Noting that it was the same contradiction that produced the two world wars of the 20th century, Crisp warned that “A third world war is already unfolding. The war against Iran is the sharpest expression of a global rampage by the Trump administration,” directed above all against China, the chief threat to US hegemony.

Cheryl Crisp

Crisp noted that “within three hours of the initial strikes on Iran, Anthony Albanese was among the very first leaders in the world to endorse them,” regurgitating “every one of the lying talking points prepared by Washington and Tel Aviv.” Moreover, the Labor government has contributed materially to the illegal war, through military intelligence and communications services as well as the secret deployment of troops.

Crisp argued that those who profess surprise at Labor’s full-throated backing of the war have forgotten or ignored the party’s real history. Founded in 1890 on the racist White Australia policy and the subordination of the working class to Australian capitalism and the British Empire, Labor was identified by Lenin as “an organisation of the bourgeoisie which exists to dupe the workers.”

She recalled Labor’s pledge of “to the last man and the last shilling” to British imperialism in the First World War, its attempts to impose conscription, and the Curtin government’s role in shifting Australia’s allegiance from Britain to the United States in World War II. Subsequent Labor governments supported the US-led wars in Korea and Vietnam, joined the 1991 Gulf War, backed the invasions of Afghanistan and Iraq and, in 2011, signed onto the US “pivot to Asia,” the vast military build-up directed against China.

Crisp highlighted the “acute crisis of bourgeois rule” in Australia.
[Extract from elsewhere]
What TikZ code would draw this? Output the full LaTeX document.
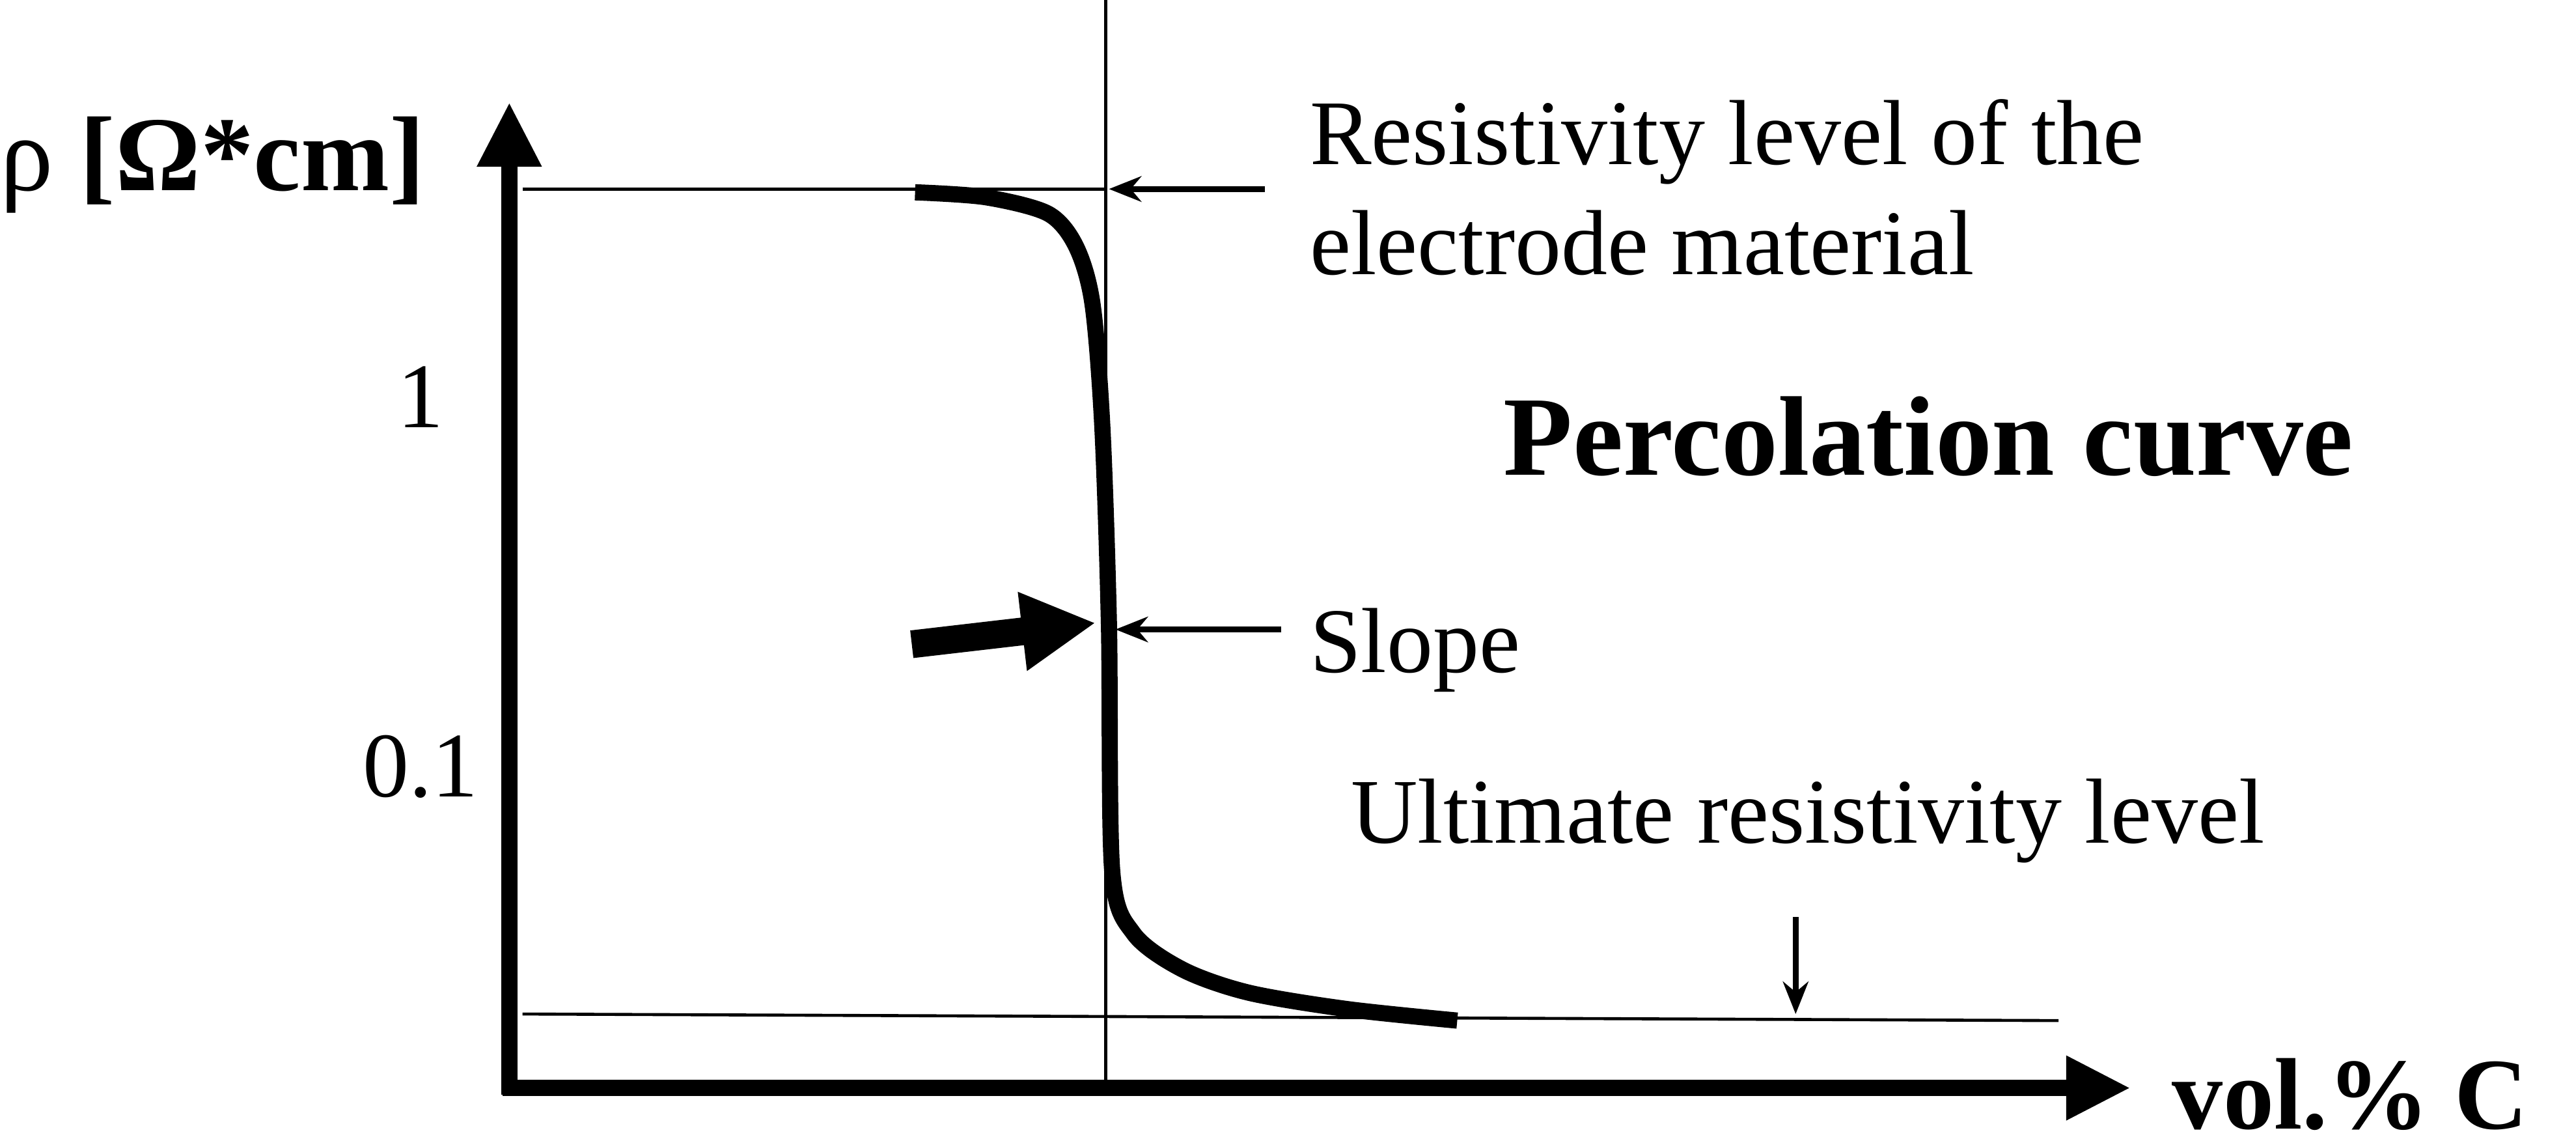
\documentclass[tikz,border=0pt]{standalone}
\usepackage{fontspec}
\setmainfont{Liberation Serif}
\usetikzlibrary{arrows.meta}
\begin{document}
\begin{tikzpicture}[x=0.025cm,y=-0.025cm,
  thin line/.style={line width=1.3pt},
  axis/.style={line width=7pt,-{Triangle[length=28pt,width=26pt]}},
  lbl/.style={font=\fontsize{40}{48}\selectfont,inner sep=0pt},
  ptr/.style={line width=2.5pt,-{Stealth[length=14pt,width=11pt]}}]
\useasboundingbox (0,0) rectangle (1568,693);
\coordinate (O) at (310,662);
\coordinate (Ytop) at (310,62);
\coordinate (Xend) at (1297,662);
\draw[axis] (310,666) -- (Ytop);
\draw[axis] (306,662) -- (Xend);
\coordinate (V0) at (673,0); \coordinate (V1) at (673,662);
\draw[thin line] (V0) -- (V1);
\coordinate (T0) at (318,115); \coordinate (T1) at (673,115);
\draw[thin line] (T0) -- (T1);
\coordinate (B0) at (318,617); \coordinate (B1) at (1253,621);
\draw[thin line] (B0) -- (B1);
\draw[line width=7pt,line join=round] plot[smooth,tension=0.5] coordinates {(557,117) (600,120) (638,130) (655,150) (665,185) (671,260) (675,380) (677,530) (690,568) (720,590) (760,604) (820,614) (887,621)};
\node[lbl,anchor=base west,font=\fontsize{46}{54}\selectfont] (rho) at (0,116) {ρ \textbf{[Ω*cm]}};
\node[lbl,anchor=base] (one) at (256,260) {1};
\node[lbl,anchor=base] (pt1) at (256,485) {0.1};
\node[lbl,anchor=base west] (r1) at (797,100) {Resistivity level of the};
\node[lbl,anchor=base west] (r2) at (797,167) {electrode material};
\coordinate (ra) at (770,115); \coordinate (rb) at (675,115);
\draw[ptr] (ra) -- (rb);
\node[lbl,anchor=base west,font=\fontsize{49}{58}\selectfont\bfseries] (pc) at (915,289) {Percolation curve};
\node[lbl,anchor=base west] (slope) at (797,409) {Slope};
\coordinate (sa) at (780,383); \coordinate (sb) at (679,383);
\draw[ptr] (sa) -- (sb);
\coordinate (fa) at (555,392); \coordinate (fb) at (667,379);
\draw[line width=12pt,-{Triangle[length=32pt,width=32pt]}] (fa) -- (fb);
\node[lbl,anchor=base west] (ult) at (822,513) {Ultimate resistivity level};
\coordinate (ua) at (1093,558); \coordinate (ub) at (1093,617);
\draw[ptr] (ua) -- (ub);
\node[lbl,anchor=base west,font=\fontsize{44}{52}\selectfont\bfseries] (vol) at (1322,687) {vol.\% C};
\end{tikzpicture}
\end{document}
The traditional two-party duopoly of Labor and the Liberal–National Coalition, which has administered Australian capitalism for eight decades, is fracturing as a result of “the ruling class’s fundamental inability to manage the contradictions tearing the social order apart: the combination of imperialist war, escalating austerity, a cost-of-living catastrophe, and the growing alienation of the working class from every institution of official political life.”

She explained that anti-protest laws, rushed through parliament under the pretext of combating “antisemitism” after the Bondi terror attack in December, were in fact “being built as a permanent apparatus of repression, to be used against the working class when the inevitable social revolt against war and austerity erupts.”

Crisp noted that opposition to war, as well as anger over declining living standards and Labor’s harsh budget were growing, and workers are already entering into struggles. But “opposition without a political perspective, without an understanding of what this system is and why it produces these outcomes and without an independent political organisation of the working class,” is a dead end.

Instead, she explained, what is required is the perspective of internationalism, upon which the Fourth International was founded by Leon Trotsky in 1938: “To stop the war requires the mobilisation of the working class as an independent political force, in a direct fight against the Labor government, in conscious solidarity with workers in the United States, Iran, Israel, Britain, Europe—across every national boundary that the ruling class has erected to divide them.”

The reports were followed by a lively discussion session, in which attendees’ questions focused on the critical question of how to take forward the fight for this perspective in the working class.